Exercise goal: Do not repeat pictures. Repeat exactly the lines of the listing below from its first line through the line with "from bokeh.resources import INLINE".

·····

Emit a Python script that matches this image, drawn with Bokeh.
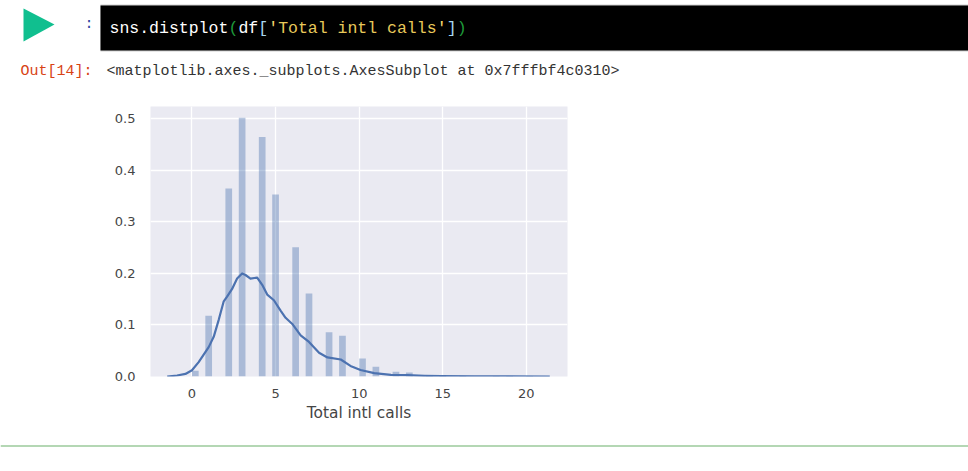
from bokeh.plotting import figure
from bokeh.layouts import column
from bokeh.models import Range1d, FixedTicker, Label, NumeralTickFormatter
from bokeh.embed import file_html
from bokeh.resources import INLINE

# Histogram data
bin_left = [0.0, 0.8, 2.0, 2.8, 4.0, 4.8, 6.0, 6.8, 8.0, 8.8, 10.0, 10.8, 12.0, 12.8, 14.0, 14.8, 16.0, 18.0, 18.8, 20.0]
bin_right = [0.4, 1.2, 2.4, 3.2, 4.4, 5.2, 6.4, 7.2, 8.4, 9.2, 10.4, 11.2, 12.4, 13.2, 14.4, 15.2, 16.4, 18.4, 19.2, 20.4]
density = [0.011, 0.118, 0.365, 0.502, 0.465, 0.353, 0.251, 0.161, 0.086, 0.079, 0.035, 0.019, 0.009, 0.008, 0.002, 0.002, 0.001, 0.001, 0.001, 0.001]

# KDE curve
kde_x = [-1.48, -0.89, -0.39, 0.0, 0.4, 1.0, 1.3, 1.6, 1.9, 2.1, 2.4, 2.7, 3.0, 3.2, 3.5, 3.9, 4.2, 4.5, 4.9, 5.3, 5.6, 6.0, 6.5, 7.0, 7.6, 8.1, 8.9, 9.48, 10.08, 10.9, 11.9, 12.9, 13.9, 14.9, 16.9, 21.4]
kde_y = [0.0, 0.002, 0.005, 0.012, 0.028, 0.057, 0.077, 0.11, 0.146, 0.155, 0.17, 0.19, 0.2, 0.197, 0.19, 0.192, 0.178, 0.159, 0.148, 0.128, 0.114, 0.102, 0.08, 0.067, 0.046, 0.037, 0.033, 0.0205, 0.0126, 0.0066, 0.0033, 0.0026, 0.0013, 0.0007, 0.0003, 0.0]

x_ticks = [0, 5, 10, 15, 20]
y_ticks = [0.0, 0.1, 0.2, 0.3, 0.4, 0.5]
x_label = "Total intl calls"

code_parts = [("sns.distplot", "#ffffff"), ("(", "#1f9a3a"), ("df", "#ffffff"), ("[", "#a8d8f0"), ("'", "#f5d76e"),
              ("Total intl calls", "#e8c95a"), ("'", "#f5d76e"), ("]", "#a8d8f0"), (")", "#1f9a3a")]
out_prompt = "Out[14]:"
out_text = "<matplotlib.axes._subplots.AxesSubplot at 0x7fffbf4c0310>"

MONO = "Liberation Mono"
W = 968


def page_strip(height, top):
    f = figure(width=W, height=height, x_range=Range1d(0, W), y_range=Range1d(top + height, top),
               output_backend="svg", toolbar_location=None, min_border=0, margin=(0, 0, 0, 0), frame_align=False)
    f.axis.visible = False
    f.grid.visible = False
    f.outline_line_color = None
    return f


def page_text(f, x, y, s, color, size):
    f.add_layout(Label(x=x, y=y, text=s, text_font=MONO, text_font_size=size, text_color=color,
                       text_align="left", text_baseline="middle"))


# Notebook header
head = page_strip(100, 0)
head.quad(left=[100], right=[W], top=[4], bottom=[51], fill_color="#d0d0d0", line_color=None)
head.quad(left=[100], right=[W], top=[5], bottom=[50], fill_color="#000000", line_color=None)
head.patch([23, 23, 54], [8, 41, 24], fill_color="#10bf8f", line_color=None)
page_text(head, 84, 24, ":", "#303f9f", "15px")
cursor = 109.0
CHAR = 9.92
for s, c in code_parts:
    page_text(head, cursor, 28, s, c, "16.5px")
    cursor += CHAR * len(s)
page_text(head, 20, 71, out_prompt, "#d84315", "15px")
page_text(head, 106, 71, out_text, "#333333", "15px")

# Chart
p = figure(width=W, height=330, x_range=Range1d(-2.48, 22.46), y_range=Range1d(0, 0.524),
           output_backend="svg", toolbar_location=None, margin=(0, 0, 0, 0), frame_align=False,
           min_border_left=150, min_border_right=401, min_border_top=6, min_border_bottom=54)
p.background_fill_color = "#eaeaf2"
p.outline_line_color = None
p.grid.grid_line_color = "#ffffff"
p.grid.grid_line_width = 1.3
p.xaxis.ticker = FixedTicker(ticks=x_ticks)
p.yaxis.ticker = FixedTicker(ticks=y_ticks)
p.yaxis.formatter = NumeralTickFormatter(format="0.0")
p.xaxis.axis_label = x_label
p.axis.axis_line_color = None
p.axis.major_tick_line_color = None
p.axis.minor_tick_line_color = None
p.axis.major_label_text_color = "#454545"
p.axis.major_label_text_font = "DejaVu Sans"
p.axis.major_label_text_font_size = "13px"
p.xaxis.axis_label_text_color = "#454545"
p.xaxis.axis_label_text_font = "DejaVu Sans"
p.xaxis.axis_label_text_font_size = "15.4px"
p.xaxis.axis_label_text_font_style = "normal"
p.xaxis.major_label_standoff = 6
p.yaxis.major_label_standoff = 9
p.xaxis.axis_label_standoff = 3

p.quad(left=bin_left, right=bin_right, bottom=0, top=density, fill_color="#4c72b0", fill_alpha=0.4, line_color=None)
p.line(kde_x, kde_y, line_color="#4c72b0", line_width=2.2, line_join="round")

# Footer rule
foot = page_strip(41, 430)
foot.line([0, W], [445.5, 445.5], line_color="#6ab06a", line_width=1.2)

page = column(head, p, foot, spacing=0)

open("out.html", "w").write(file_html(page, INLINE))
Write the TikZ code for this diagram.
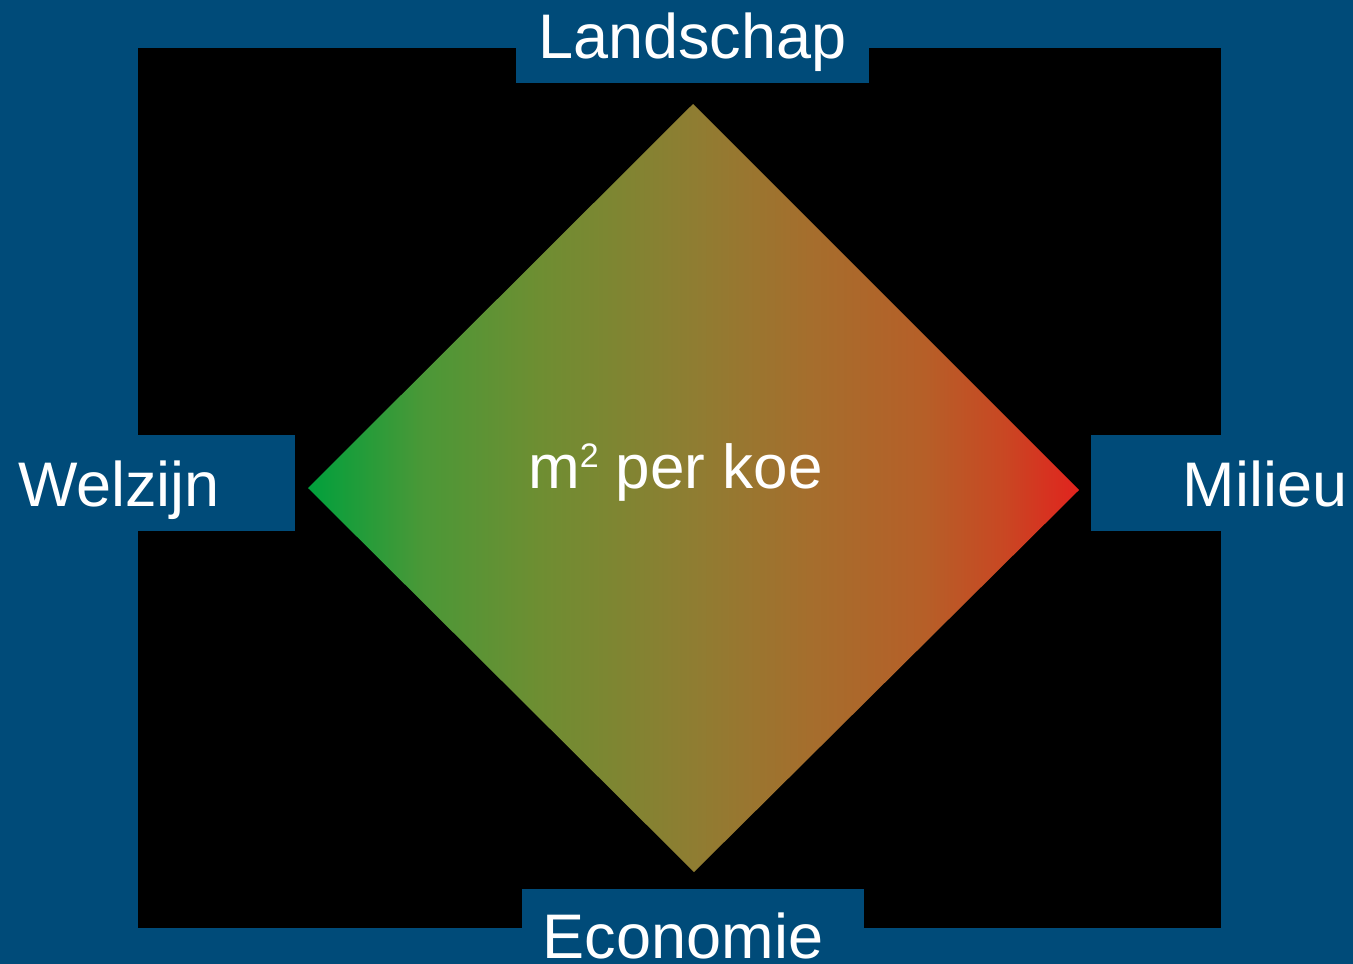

·····

Answer to this exercise:
Emit a Python script that matches this image, drawn with Bokeh.
from bokeh.plotting import figure
from bokeh.layouts import column
from bokeh.models import Range1d, FixedTicker, Label, NumeralTickFormatter
from bokeh.embed import file_html
from bokeh.resources import INLINE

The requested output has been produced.